↓
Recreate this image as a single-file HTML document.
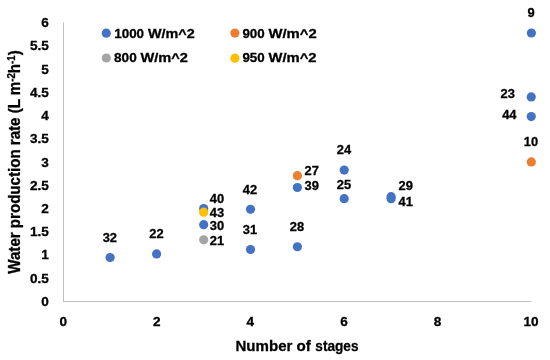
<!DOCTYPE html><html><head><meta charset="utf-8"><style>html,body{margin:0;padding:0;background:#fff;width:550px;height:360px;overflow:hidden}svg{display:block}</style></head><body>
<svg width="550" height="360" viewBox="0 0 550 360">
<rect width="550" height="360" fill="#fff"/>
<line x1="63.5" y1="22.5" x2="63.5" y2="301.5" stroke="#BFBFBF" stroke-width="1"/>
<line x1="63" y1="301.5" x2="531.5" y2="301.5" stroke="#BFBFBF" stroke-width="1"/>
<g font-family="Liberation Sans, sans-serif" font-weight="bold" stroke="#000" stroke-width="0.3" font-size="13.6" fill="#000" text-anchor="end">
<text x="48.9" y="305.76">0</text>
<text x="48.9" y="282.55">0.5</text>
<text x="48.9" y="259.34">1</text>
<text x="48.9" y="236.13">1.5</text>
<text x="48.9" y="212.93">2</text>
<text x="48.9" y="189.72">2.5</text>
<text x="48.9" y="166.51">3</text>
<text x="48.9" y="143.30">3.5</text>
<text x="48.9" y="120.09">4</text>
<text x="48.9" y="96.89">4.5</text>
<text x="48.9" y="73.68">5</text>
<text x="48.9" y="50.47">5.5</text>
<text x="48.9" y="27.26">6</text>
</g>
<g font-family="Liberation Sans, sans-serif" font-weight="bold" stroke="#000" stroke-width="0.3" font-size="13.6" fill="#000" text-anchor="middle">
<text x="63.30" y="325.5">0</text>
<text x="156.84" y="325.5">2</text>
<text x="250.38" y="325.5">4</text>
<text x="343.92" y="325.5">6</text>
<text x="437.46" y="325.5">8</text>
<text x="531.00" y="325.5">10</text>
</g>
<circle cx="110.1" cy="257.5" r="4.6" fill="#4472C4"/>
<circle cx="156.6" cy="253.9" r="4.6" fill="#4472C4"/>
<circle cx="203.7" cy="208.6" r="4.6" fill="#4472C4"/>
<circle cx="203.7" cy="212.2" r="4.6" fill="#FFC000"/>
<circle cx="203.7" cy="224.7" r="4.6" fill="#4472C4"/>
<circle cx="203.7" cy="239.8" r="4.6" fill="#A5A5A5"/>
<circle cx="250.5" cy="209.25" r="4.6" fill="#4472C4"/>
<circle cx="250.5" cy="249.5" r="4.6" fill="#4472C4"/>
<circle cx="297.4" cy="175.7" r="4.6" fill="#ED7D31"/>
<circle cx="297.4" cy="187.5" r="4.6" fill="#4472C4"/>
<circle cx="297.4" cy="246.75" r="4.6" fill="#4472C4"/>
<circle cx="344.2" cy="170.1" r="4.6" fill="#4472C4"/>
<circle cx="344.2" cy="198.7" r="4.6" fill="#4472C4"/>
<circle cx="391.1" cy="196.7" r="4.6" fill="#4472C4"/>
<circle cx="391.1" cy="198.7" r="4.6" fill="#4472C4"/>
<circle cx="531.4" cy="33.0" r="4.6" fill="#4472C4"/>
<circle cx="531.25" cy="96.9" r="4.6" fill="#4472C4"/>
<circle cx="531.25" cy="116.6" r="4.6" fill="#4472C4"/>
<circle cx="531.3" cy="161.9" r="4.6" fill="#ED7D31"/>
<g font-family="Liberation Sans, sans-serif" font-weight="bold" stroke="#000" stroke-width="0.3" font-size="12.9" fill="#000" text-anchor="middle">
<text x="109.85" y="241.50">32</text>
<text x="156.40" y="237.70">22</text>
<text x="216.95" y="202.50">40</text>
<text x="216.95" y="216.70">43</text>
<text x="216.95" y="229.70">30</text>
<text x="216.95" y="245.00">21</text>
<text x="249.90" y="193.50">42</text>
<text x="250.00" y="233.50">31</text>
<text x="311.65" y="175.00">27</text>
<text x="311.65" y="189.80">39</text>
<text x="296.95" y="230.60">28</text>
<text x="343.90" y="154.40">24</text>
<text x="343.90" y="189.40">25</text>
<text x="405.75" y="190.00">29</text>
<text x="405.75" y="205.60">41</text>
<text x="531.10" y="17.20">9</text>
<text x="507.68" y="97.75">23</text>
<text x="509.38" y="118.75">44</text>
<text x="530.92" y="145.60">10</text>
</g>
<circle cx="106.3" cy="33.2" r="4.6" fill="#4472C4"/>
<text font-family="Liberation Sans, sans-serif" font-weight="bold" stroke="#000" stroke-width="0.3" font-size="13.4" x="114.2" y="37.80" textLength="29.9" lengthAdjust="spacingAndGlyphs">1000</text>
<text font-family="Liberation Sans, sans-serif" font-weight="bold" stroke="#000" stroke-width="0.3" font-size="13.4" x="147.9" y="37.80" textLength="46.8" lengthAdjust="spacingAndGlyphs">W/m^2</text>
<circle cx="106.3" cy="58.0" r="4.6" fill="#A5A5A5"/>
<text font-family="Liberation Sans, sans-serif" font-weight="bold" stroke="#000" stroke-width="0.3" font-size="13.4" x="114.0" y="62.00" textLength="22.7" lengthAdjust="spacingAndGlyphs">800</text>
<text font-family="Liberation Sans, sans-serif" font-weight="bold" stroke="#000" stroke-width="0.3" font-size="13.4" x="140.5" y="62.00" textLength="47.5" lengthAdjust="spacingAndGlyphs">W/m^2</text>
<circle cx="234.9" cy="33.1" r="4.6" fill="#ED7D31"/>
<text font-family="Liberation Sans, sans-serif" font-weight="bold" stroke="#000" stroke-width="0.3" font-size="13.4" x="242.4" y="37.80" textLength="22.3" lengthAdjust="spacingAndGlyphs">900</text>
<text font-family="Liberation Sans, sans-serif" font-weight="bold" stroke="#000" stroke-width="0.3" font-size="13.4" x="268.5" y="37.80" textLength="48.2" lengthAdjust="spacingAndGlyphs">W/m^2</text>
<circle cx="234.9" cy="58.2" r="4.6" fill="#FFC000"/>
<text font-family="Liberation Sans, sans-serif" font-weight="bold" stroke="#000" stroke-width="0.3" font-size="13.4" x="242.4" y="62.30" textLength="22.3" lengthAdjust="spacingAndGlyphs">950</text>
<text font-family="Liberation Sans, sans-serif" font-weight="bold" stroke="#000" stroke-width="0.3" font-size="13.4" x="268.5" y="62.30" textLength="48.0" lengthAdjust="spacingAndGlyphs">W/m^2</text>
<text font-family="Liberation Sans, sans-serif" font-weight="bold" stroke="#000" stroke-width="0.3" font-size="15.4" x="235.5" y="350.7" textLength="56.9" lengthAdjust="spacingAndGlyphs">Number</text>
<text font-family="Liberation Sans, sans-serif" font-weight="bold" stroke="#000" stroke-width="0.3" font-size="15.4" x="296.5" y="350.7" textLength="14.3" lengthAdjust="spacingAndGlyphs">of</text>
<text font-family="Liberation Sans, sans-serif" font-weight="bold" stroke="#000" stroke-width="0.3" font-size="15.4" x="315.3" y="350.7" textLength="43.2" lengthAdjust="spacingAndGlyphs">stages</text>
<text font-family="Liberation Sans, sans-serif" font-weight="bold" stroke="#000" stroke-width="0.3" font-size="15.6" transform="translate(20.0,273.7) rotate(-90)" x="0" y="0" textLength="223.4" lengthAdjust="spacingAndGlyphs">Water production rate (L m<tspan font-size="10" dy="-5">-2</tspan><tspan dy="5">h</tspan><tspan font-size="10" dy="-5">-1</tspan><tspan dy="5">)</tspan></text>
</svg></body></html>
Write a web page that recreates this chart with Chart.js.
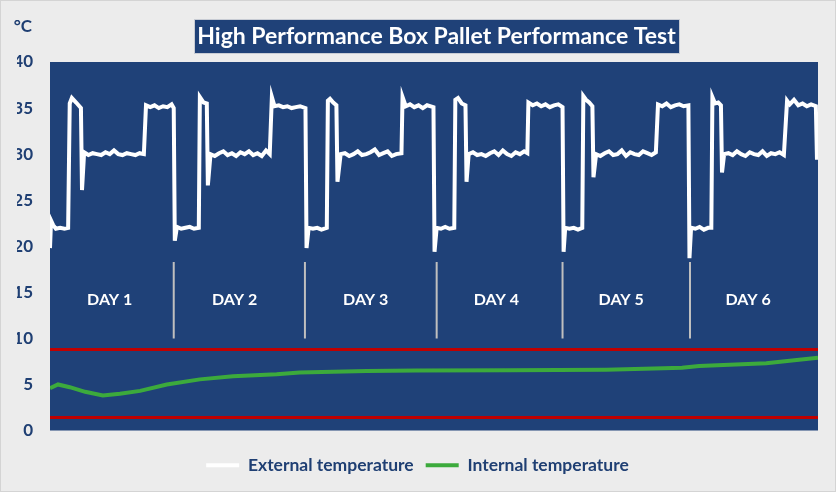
↑
= Exercise prompt =
Reproduce each line word for word and drop the pictures.

= Exercise output =
Recreate this image as a single-file HTML document.
<!DOCTYPE html><html><head><meta charset="utf-8"><style>html,body{margin:0;padding:0;background:#fff;width:550px;height:360px;overflow:hidden}svg{display:block}</style></head><body>
<svg width="550" height="360" viewBox="0 0 550 360">
<rect width="550" height="360" fill="#fff"/>
<line x1="63.5" y1="22.5" x2="63.5" y2="301.5" stroke="#BFBFBF" stroke-width="1"/>
<line x1="63" y1="301.5" x2="531.5" y2="301.5" stroke="#BFBFBF" stroke-width="1"/>
<g font-family="Liberation Sans, sans-serif" font-weight="bold" stroke="#000" stroke-width="0.3" font-size="13.6" fill="#000" text-anchor="end">
<text x="48.9" y="305.76">0</text>
<text x="48.9" y="282.55">0.5</text>
<text x="48.9" y="259.34">1</text>
<text x="48.9" y="236.13">1.5</text>
<text x="48.9" y="212.93">2</text>
<text x="48.9" y="189.72">2.5</text>
<text x="48.9" y="166.51">3</text>
<text x="48.9" y="143.30">3.5</text>
<text x="48.9" y="120.09">4</text>
<text x="48.9" y="96.89">4.5</text>
<text x="48.9" y="73.68">5</text>
<text x="48.9" y="50.47">5.5</text>
<text x="48.9" y="27.26">6</text>
</g>
<g font-family="Liberation Sans, sans-serif" font-weight="bold" stroke="#000" stroke-width="0.3" font-size="13.6" fill="#000" text-anchor="middle">
<text x="63.30" y="325.5">0</text>
<text x="156.84" y="325.5">2</text>
<text x="250.38" y="325.5">4</text>
<text x="343.92" y="325.5">6</text>
<text x="437.46" y="325.5">8</text>
<text x="531.00" y="325.5">10</text>
</g>
<circle cx="110.1" cy="257.5" r="4.6" fill="#4472C4"/>
<circle cx="156.6" cy="253.9" r="4.6" fill="#4472C4"/>
<circle cx="203.7" cy="208.6" r="4.6" fill="#4472C4"/>
<circle cx="203.7" cy="212.2" r="4.6" fill="#FFC000"/>
<circle cx="203.7" cy="224.7" r="4.6" fill="#4472C4"/>
<circle cx="203.7" cy="239.8" r="4.6" fill="#A5A5A5"/>
<circle cx="250.5" cy="209.25" r="4.6" fill="#4472C4"/>
<circle cx="250.5" cy="249.5" r="4.6" fill="#4472C4"/>
<circle cx="297.4" cy="175.7" r="4.6" fill="#ED7D31"/>
<circle cx="297.4" cy="187.5" r="4.6" fill="#4472C4"/>
<circle cx="297.4" cy="246.75" r="4.6" fill="#4472C4"/>
<circle cx="344.2" cy="170.1" r="4.6" fill="#4472C4"/>
<circle cx="344.2" cy="198.7" r="4.6" fill="#4472C4"/>
<circle cx="391.1" cy="196.7" r="4.6" fill="#4472C4"/>
<circle cx="391.1" cy="198.7" r="4.6" fill="#4472C4"/>
<circle cx="531.4" cy="33.0" r="4.6" fill="#4472C4"/>
<circle cx="531.25" cy="96.9" r="4.6" fill="#4472C4"/>
<circle cx="531.25" cy="116.6" r="4.6" fill="#4472C4"/>
<circle cx="531.3" cy="161.9" r="4.6" fill="#ED7D31"/>
<g font-family="Liberation Sans, sans-serif" font-weight="bold" stroke="#000" stroke-width="0.3" font-size="12.9" fill="#000" text-anchor="middle">
<text x="109.85" y="241.50">32</text>
<text x="156.40" y="237.70">22</text>
<text x="216.95" y="202.50">40</text>
<text x="216.95" y="216.70">43</text>
<text x="216.95" y="229.70">30</text>
<text x="216.95" y="245.00">21</text>
<text x="249.90" y="193.50">42</text>
<text x="250.00" y="233.50">31</text>
<text x="311.65" y="175.00">27</text>
<text x="311.65" y="189.80">39</text>
<text x="296.95" y="230.60">28</text>
<text x="343.90" y="154.40">24</text>
<text x="343.90" y="189.40">25</text>
<text x="405.75" y="190.00">29</text>
<text x="405.75" y="205.60">41</text>
<text x="531.10" y="17.20">9</text>
<text x="507.68" y="97.75">23</text>
<text x="509.38" y="118.75">44</text>
<text x="530.92" y="145.60">10</text>
</g>
<circle cx="106.3" cy="33.2" r="4.6" fill="#4472C4"/>
<text font-family="Liberation Sans, sans-serif" font-weight="bold" stroke="#000" stroke-width="0.3" font-size="13.4" x="114.2" y="37.80" textLength="29.9" lengthAdjust="spacingAndGlyphs">1000</text>
<text font-family="Liberation Sans, sans-serif" font-weight="bold" stroke="#000" stroke-width="0.3" font-size="13.4" x="147.9" y="37.80" textLength="46.8" lengthAdjust="spacingAndGlyphs">W/m^2</text>
<circle cx="106.3" cy="58.0" r="4.6" fill="#A5A5A5"/>
<text font-family="Liberation Sans, sans-serif" font-weight="bold" stroke="#000" stroke-width="0.3" font-size="13.4" x="114.0" y="62.00" textLength="22.7" lengthAdjust="spacingAndGlyphs">800</text>
<text font-family="Liberation Sans, sans-serif" font-weight="bold" stroke="#000" stroke-width="0.3" font-size="13.4" x="140.5" y="62.00" textLength="47.5" lengthAdjust="spacingAndGlyphs">W/m^2</text>
<circle cx="234.9" cy="33.1" r="4.6" fill="#ED7D31"/>
<text font-family="Liberation Sans, sans-serif" font-weight="bold" stroke="#000" stroke-width="0.3" font-size="13.4" x="242.4" y="37.80" textLength="22.3" lengthAdjust="spacingAndGlyphs">900</text>
<text font-family="Liberation Sans, sans-serif" font-weight="bold" stroke="#000" stroke-width="0.3" font-size="13.4" x="268.5" y="37.80" textLength="48.2" lengthAdjust="spacingAndGlyphs">W/m^2</text>
<circle cx="234.9" cy="58.2" r="4.6" fill="#FFC000"/>
<text font-family="Liberation Sans, sans-serif" font-weight="bold" stroke="#000" stroke-width="0.3" font-size="13.4" x="242.4" y="62.30" textLength="22.3" lengthAdjust="spacingAndGlyphs">950</text>
<text font-family="Liberation Sans, sans-serif" font-weight="bold" stroke="#000" stroke-width="0.3" font-size="13.4" x="268.5" y="62.30" textLength="48.0" lengthAdjust="spacingAndGlyphs">W/m^2</text>
<text font-family="Liberation Sans, sans-serif" font-weight="bold" stroke="#000" stroke-width="0.3" font-size="15.4" x="235.5" y="350.7" textLength="56.9" lengthAdjust="spacingAndGlyphs">Number</text>
<text font-family="Liberation Sans, sans-serif" font-weight="bold" stroke="#000" stroke-width="0.3" font-size="15.4" x="296.5" y="350.7" textLength="14.3" lengthAdjust="spacingAndGlyphs">of</text>
<text font-family="Liberation Sans, sans-serif" font-weight="bold" stroke="#000" stroke-width="0.3" font-size="15.4" x="315.3" y="350.7" textLength="43.2" lengthAdjust="spacingAndGlyphs">stages</text>
<text font-family="Liberation Sans, sans-serif" font-weight="bold" stroke="#000" stroke-width="0.3" font-size="15.6" transform="translate(20.0,273.7) rotate(-90)" x="0" y="0" textLength="223.4" lengthAdjust="spacingAndGlyphs">Water production rate (L m<tspan font-size="10" dy="-5">-2</tspan><tspan dy="5">h</tspan><tspan font-size="10" dy="-5">-1</tspan><tspan dy="5">)</tspan></text>
</svg></body></html>
Write a web page that recreates this chart with Chart.js.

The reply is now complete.